昭和11年の今日、2.26事件が勃発した。11日の建国記念日と同じように、今ではマス・メディアはほとんどこの歴史的事件を報道しない。珍しく朝日夕刊に死刑を執行された青年将校が刑務所看守に宛てた新たな遺書が発見された事実を記事にしていた程度である。2.26事件については、松本清張「昭和史の発掘」シリーズに詳しいが、今日の遺書はこれまで明らかにされていなかったものである。評論家の松本健一氏は「貴重で大切な資料だ。地方出身の看守にとって、将校は自分たちの貧苦や不平等を救おうとした者と映り、心を通じ合わせたのだろう。事件は昭和の日本人の胸に刺さり、今も抜けないトゲといえる」とコメントしている。
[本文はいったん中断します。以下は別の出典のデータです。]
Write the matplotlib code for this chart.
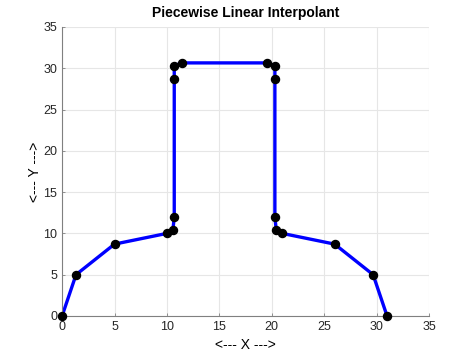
import matplotlib
matplotlib.use("Agg")
import matplotlib.pyplot as plt

# interpolant nodes
x_nodes = [0, 1.33, 5, 10, 10.57, 10.7, 10.7, 10.7, 11.43,
           19.57, 20.3, 20.3, 20.3, 20.43, 21, 26, 29.67, 31]
y_nodes = [0, 5, 8.7, 10, 10.4, 12, 28.7, 30.3, 30.65,
           30.65, 30.3, 28.7, 12, 10.4, 10, 8.7, 5, 0]
x_ticks = [0, 5, 10, 15, 20, 25, 30, 35]
y_ticks = [0, 5, 10, 15, 20, 25, 30, 35]

plt.rcParams['font.family'] = ['Liberation Sans', 'DejaVu Sans']

fig = plt.figure(figsize=(4.74, 3.55), dpi=100)
ax = fig.add_axes([0.131, 0.110, 0.774, 0.814])

ax.plot(x_nodes, y_nodes, color="#0000ff", linewidth=2.4, zorder=2)
ax.plot(x_nodes, y_nodes, "o", color="black", markersize=5.8, zorder=3, clip_on=False)

ax.set_xlim(0, 35)
ax.set_ylim(0, 35)
ax.set_xticks(x_ticks)
ax.set_yticks(y_ticks)
ax.grid(True, color="#e6e6e6", linewidth=0.8)
ax.set_axisbelow(True)
ax.tick_params(direction="in", length=2, width=0.6, labelsize=9,
               color="#808080", labelcolor="#262626")
ax.spines["top"].set_visible(False)
ax.spines["right"].set_visible(False)
for s in ("left", "bottom"):
    ax.spines[s].set_color("#808080")
    ax.spines[s].set_linewidth(0.8)

ax.set_title("Piecewise Linear Interpolant", fontsize=10, fontweight="bold", pad=7)
ax.set_xlabel("<--- X --->", fontsize=10, labelpad=4)
ax.set_ylabel("<--- Y --->", fontsize=10, labelpad=1)

fig.savefig("out.png", dpi=100)
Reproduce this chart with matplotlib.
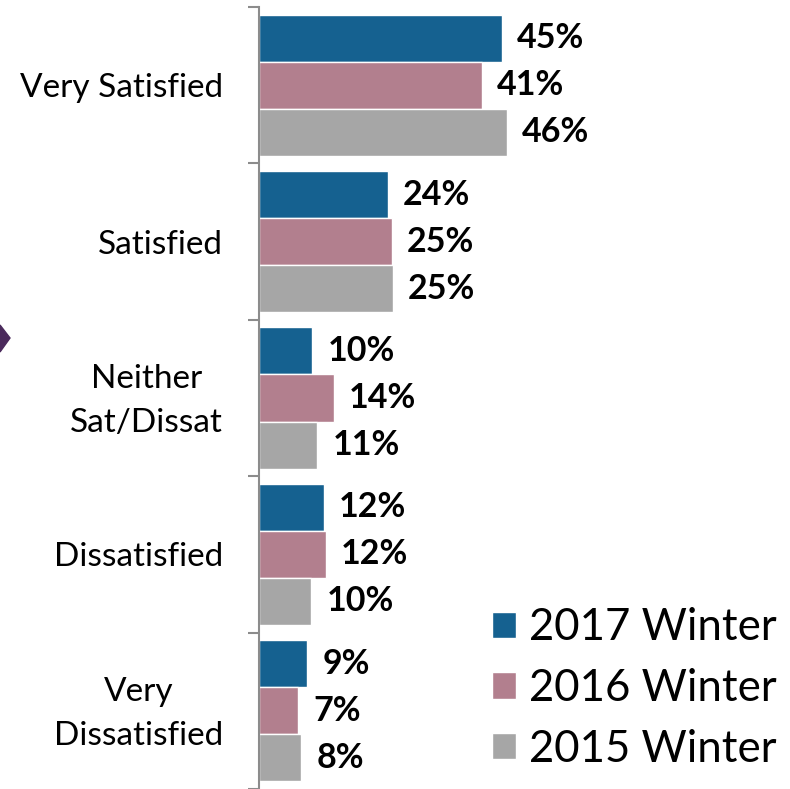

だが、メディアを始め、学会や政治家たちはそのトゲを抜こうともしない。
ことの是非は別にして、ひたむきで純真だった青年将校たちの気持を今の政治家たちも少しは見習ってはどうか。
さて、心配していたリビア情勢がまた過激に動いた。首都トリポリへ向けて進んでいた反政府勢力に対して政府治安部隊と外国人傭兵が銃撃し、ある外国メディアによれば2千人以上の死者が出たという。カダフィ大佐は狂信的に反政府勢力に攻撃を仕掛け、トリポリ周辺では修羅場となっている。
在リビアのアメリカ人が1人残らず国を離れたことを確認して、アメリカ合衆国政府はリビアに対する制裁を発動した。同時に国連安保理事会でもリビア制裁について検討し、近日決議採択することになった。これによってカダフィは手足をもぎ取られるような窮状に陥り、少しは根を上げるだろうか。
それにしてもこういう緊急事態に際して、日本の存在感が薄いのは毎度のことだが、いつもわが物顔に登場して国際世論に反対を唱える中国が声ひとつ上げないのも不思議である。これには、大きな理由がある。中国はいま微妙な立場にあり、下手をすると現体制にとって命取りになりかねないのだ。チュニジア、エジプトに始まった中東の独裁国政権の崩壊により、中国共産党独裁政権下でもマグマが爆発する可能性があるからだ。中国各地では集会が禁止され、数人集まればすぐ身柄を拘束されてしまう。昨日は、北京市内で集会騒動があった場に偶々通りかかった駐中国アメリカ大使が、デモを煽っていたと報道されるほど、中国公安当局は集会や、中東情勢に神経を尖らせているらしい。
まだまだ当分の間目が離せない。